From Jacobin
Cultural Foreclosure
With so much destroyed by McCarthyism, one cannot help asking, how might the US cultural landscape look today if not for these anti-Communist attacks?
In 1970, the New York Times interviewed Tex Ritter, actor, cowboy singer, onetime president and founder of the Country Music Association. Ritter was instrumental in ingratiating country music to then president Richard Nixon, helping tailor its conservative image as the music of Nixon’s “silent majority.” In the 1930s, Ritter had lived in New York, attending and even performing at the folk music hootenannies put on by artists and bohemians around the city. Ritter told the Times,
The years I was in New York I became quite well acquainted with the Communists. I knew them. They would listen to ma songs . . . At one time called myself a folk singer. It got to the point there for a few years where it was very difficult to tell where folk music ended and Communism began. So that’s when I quit calling myself a folk singer.

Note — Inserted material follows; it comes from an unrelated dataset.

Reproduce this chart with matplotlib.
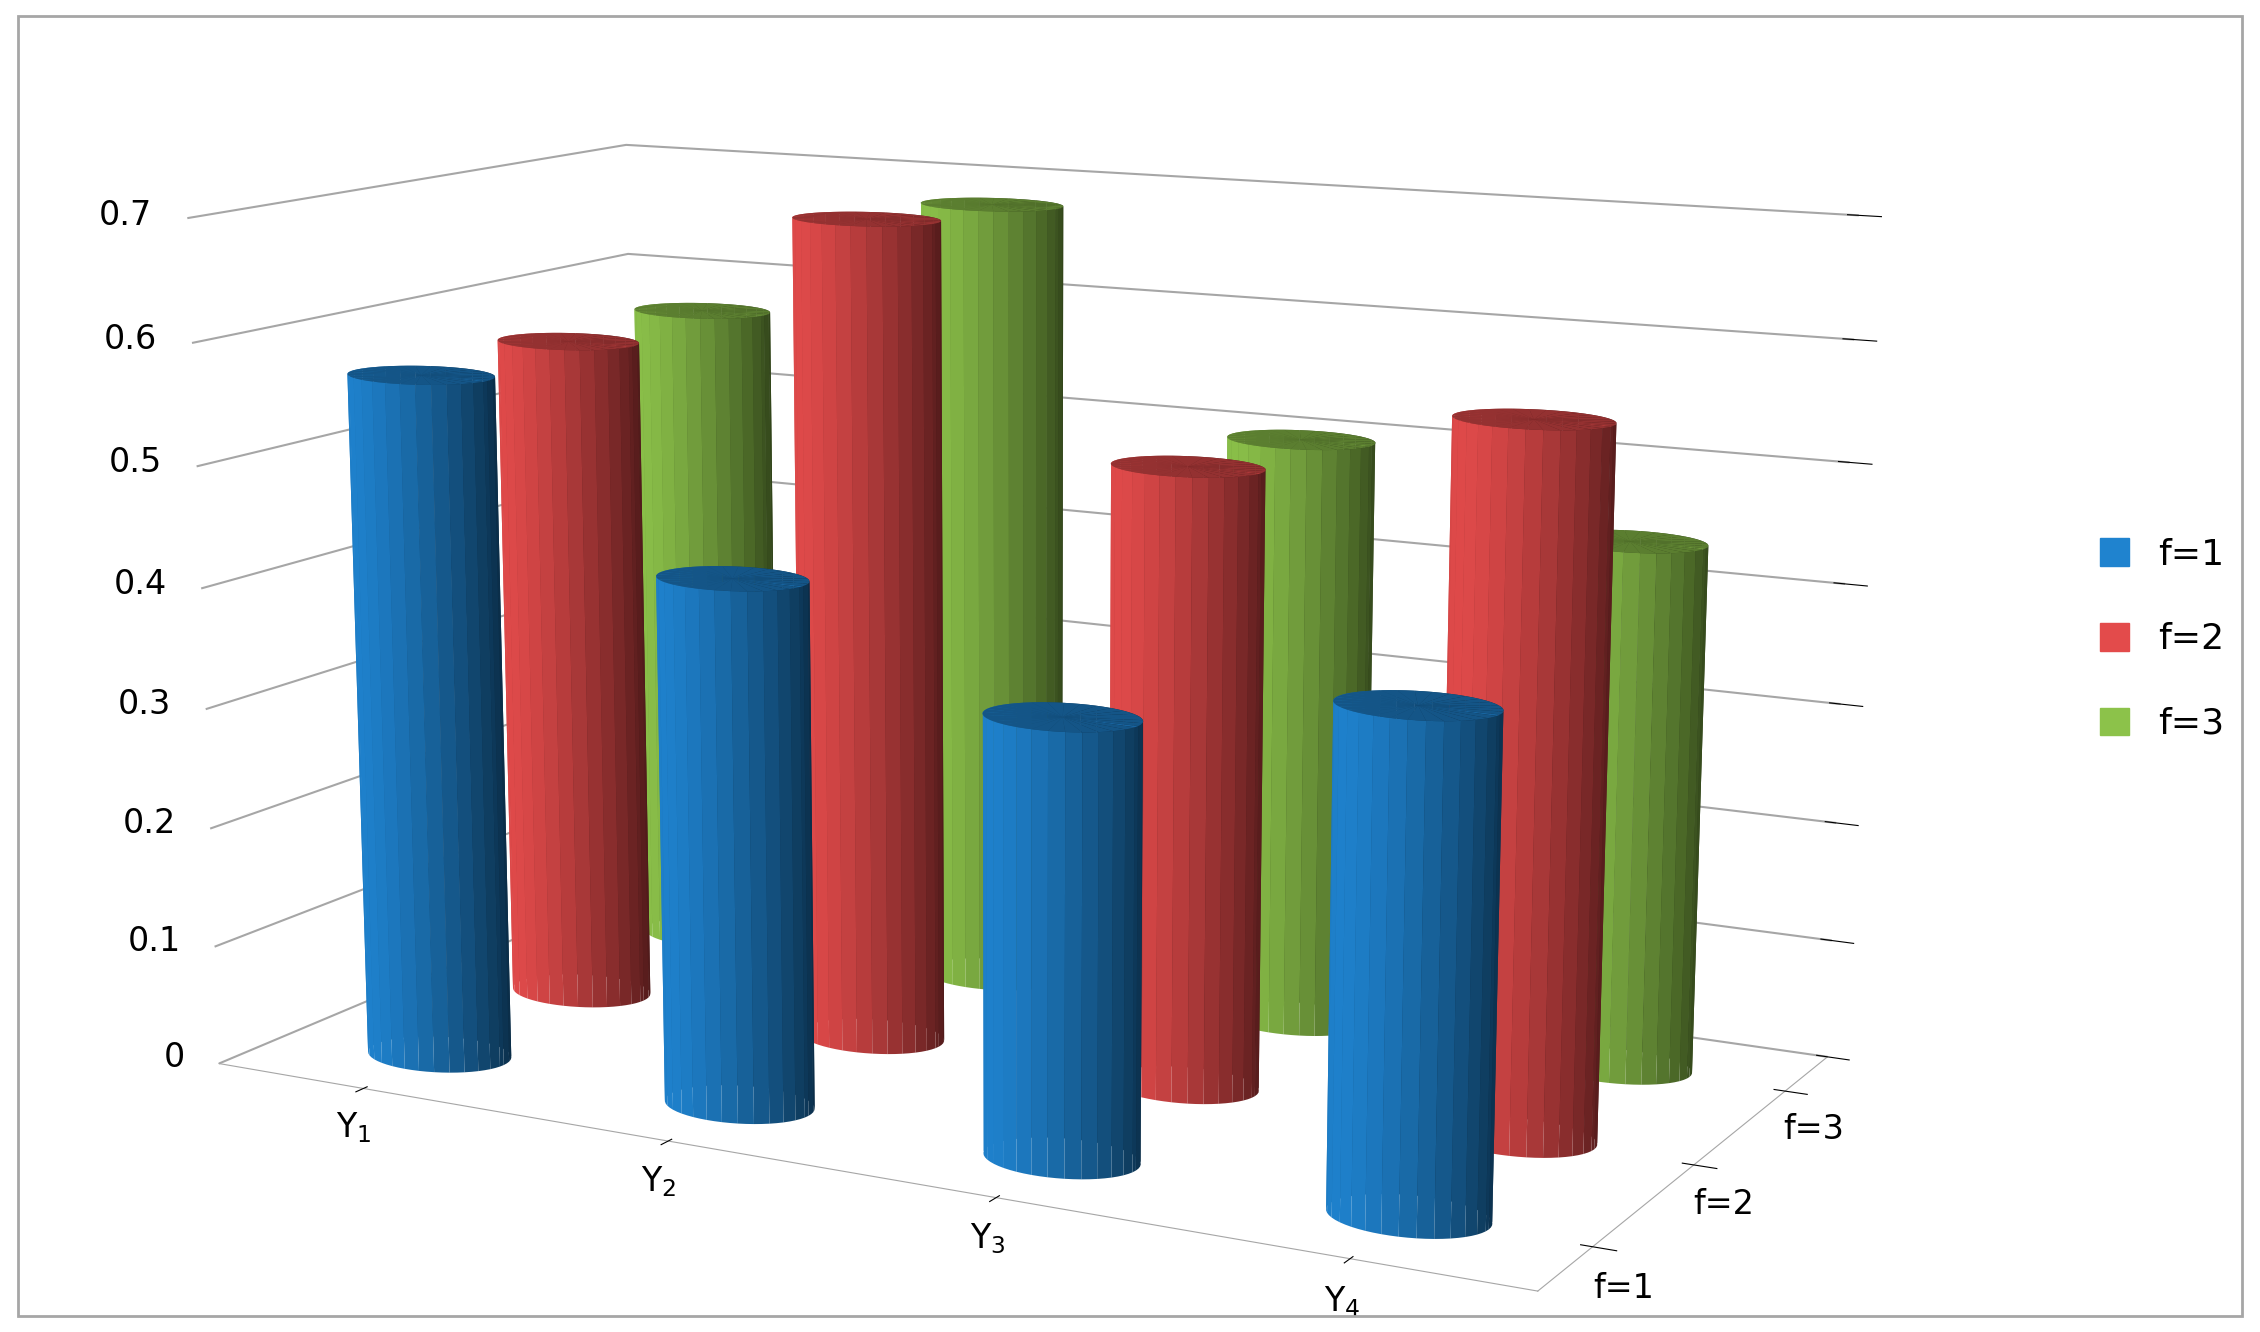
import numpy as np
import matplotlib
matplotlib.use("Agg")
import matplotlib.pyplot as plt
from matplotlib.patches import Patch, Rectangle

categories = ["Y$_1$", "Y$_2$", "Y$_3$", "Y$_4$"]
series = ["f=1", "f=2", "f=3"]
f1 = [0.57, 0.43, 0.35, 0.39]
f2 = [0.57, 0.69, 0.51, 0.57]
f3 = [0.57, 0.68, 0.50, 0.44]
colors = ["#1f83cf", "#e34b4b", "#8cc24a"]
yticks = [0, 0.1, 0.2, 0.3, 0.4, 0.5, 0.6, 0.7]

fig = plt.figure(figsize=(22.6, 13.32), dpi=100)
ax = fig.add_axes([-0.02, -0.04, 0.93, 1.08], projection="3d")
ax.set_proj_type("persp", focal_length=0.6)

def cylinder(cx, cy, h, color, r=0.22):
    th = np.linspace(0, 2*np.pi, 60)
    z = np.array([0, h])
    T, Z = np.meshgrid(th, z)
    X = cx + r*np.cos(T)
    Y = cy + r*np.sin(T)
    ax.plot_surface(X, Y, Z, color=color, shade=True, linewidth=0, antialiased=True)
    rr = np.array([0, r])
    R, T2 = np.meshgrid(rr, th)
    ax.plot_surface(cx + R*np.cos(T2), cy + R*np.sin(T2), np.full_like(R, h),
                    color=color, shade=True, linewidth=0)

data = [f1, f2, f3]
for j in reversed(range(3)):
    for i in range(4):
        cylinder(i, j, data[j][i], colors[j])

ax.set_xlim(-0.5, 3.5)
ax.set_ylim(-0.5, 2.5)
ax.set_zlim(0, 0.7)
ax.set_xticks(range(4))
ax.set_xticklabels(categories, fontsize=24)
ax.set_yticks(range(3))
ax.set_yticklabels(series, fontsize=24)
ax.set_zticks(yticks)
ax.set_zticklabels([])
ax.tick_params(axis="z", length=0)
for v in yticks:
    ax.text(-0.62, -0.5, v, f"{v:g}", fontsize=24, ha="right", va="center")
ax.plot([-0.5, -0.5], [-0.5, -0.5], [0, 0.7], color="#a6a6a6", lw=1.5)
for a in (ax.xaxis, ax.yaxis, ax.zaxis):
    a.set_pane_color((1, 1, 1, 0))
    a._axinfo["grid"]["color"] = "#a6a6a6"
    a._axinfo["grid"]["linewidth"] = 1.5
    a.line.set_color("#a6a6a6")
ax.zaxis.line.set_alpha(0)
ax.xaxis._axinfo["grid"]["linewidth"] = 0
ax.yaxis._axinfo["grid"]["linewidth"] = 0
ax.set_box_aspect((4, 2.2, 2.4), zoom=1.25)
ax.view_init(elev=12, azim=-62)

handles = [Patch(color=c, label=s) for c, s in zip(colors, series)]
fig.legend(handles=handles, loc="center left", bbox_to_anchor=(0.915, 0.52),
           frameon=False, fontsize=26, handlelength=0.8, handleheight=0.8, labelspacing=1.4)
fig.patches.append(Rectangle((0.008, 0.012), 0.984, 0.976, transform=fig.transFigure,
                             fill=False, edgecolor="#a6a6a6", linewidth=2))
fig.savefig("out.png", dpi=100)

Ritter’s anecdote speaks to the role anti-communism played in shaping so many notions about popular music, in particular the divisions between folk and country. What was called folk was in fact a diverse constellation of regional styles and sounds. Plenty of artists, such as Josh White or Lead Belly, were writings songs across blues and folk genres. Ritter’s own words point to a similar porousness concerning what we now understand as country music. The space for collaboration and exchange was wide, the possibilities for new forms and modes of expression almost endless, lending credence to Lee Hays’s description of “a veritable renaissance of art and letters.”

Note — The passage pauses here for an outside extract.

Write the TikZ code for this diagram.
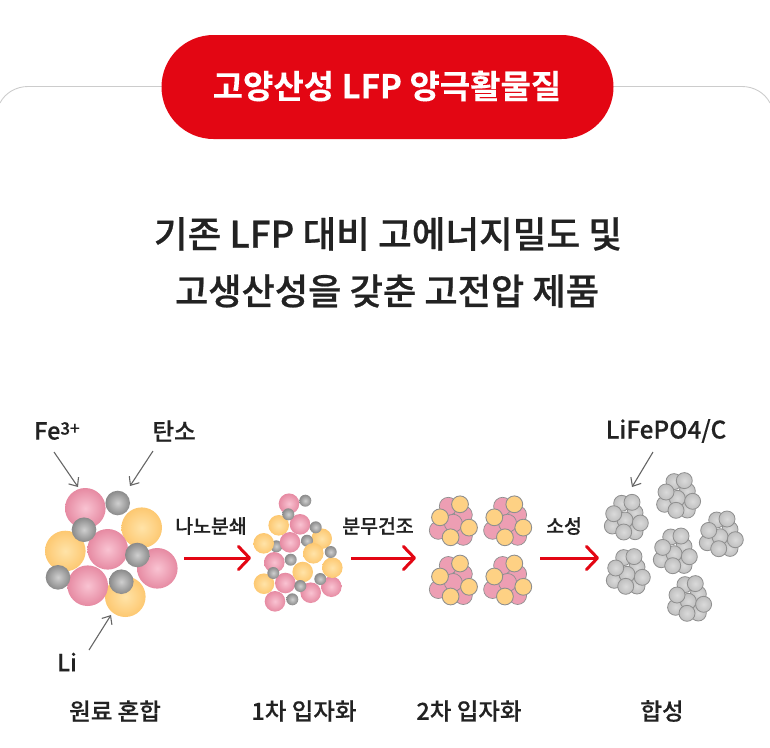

It was McCarthyist onslaught that helped compartmentalize these various genres into narrower lanes, ultimately narrowing the space for cultural exchange. Folk, country, blues, and gospel were all siphoned into different corners, with distinct sets of rules.
The Communist Party survived the onslaught of the FBI and the blacklist, albeit with greatly diminished numbers and vigor. It wasn’t just the surveillance and repression that did them in. Nikita Khrushchev’s February 1956 speech disavowing the crimes of Stalin sent the global communist movement into disarray. The same went for the Soviet invasion of Hungary. Even as the party reeled from confusion, with members resigning in droves, the repression continued. One month after Khrushchev’s speech, the offices of the Daily Worker were raided by the IRS, claiming the paper hadn’t paid taxes. In 1958, its mounting financial problems finally forced it to cease publication.
By the time Seeger’s contempt of Congress conviction was thrown out in 1962 (he had fought it for five years), he had left the CPUSA. So had Irwin Silber, though that didn’t prevent him from being called in front of HUAC in 1958. Silber had been integral in People’s Songs and People’s Artists, its antecedent. He refused to answer questions about other members’ party affiliations, but by that point, such an issue had become moot. Even CPUSA stalwarts, such as Alan Lomax’s sister Bess and her husband Butch Hawes, both members of the Almanac Singers and cofounders of People’s Songs, were now “taking a leave from the Party.” FBI files on most of the folksingers would continue for some time, but the fact is that their ties to their ideological and political wellspring had been thoroughly severed. So had America’s strongest exemplar of cultural radicalism.
Leonard is sober in his assessment of this, not just in terms of how the party’s flaws often made the FBI’s job easier, but in insisting that this kind of repression was not exceptional in American political life. Despite the party’s often overblown rhetoric about McCarthyism indicating a slide into fascism, America’s conception of democracy has always relied on its deprivations, denials, and the limits to expression. One sees this not only in the treatment of the Communist Party, but of anarchists and suffragettes, of slaves and abolitionists.
It is also evident in the current combination of contemporary anti-communism and its attendant prudishness in regard to culture. A country that inherits the McCarthyite legacy without reckoning with it is bound to be the kind of place where a president can celebrate the assassination of leftists while his son whips up a furor about a French coming-of-age comedy on Netflix. With leaders like these, the prospects for a free and democratic culture remain dim. They will always regard our ideas and art with contempt. We should extend to them the same consideration.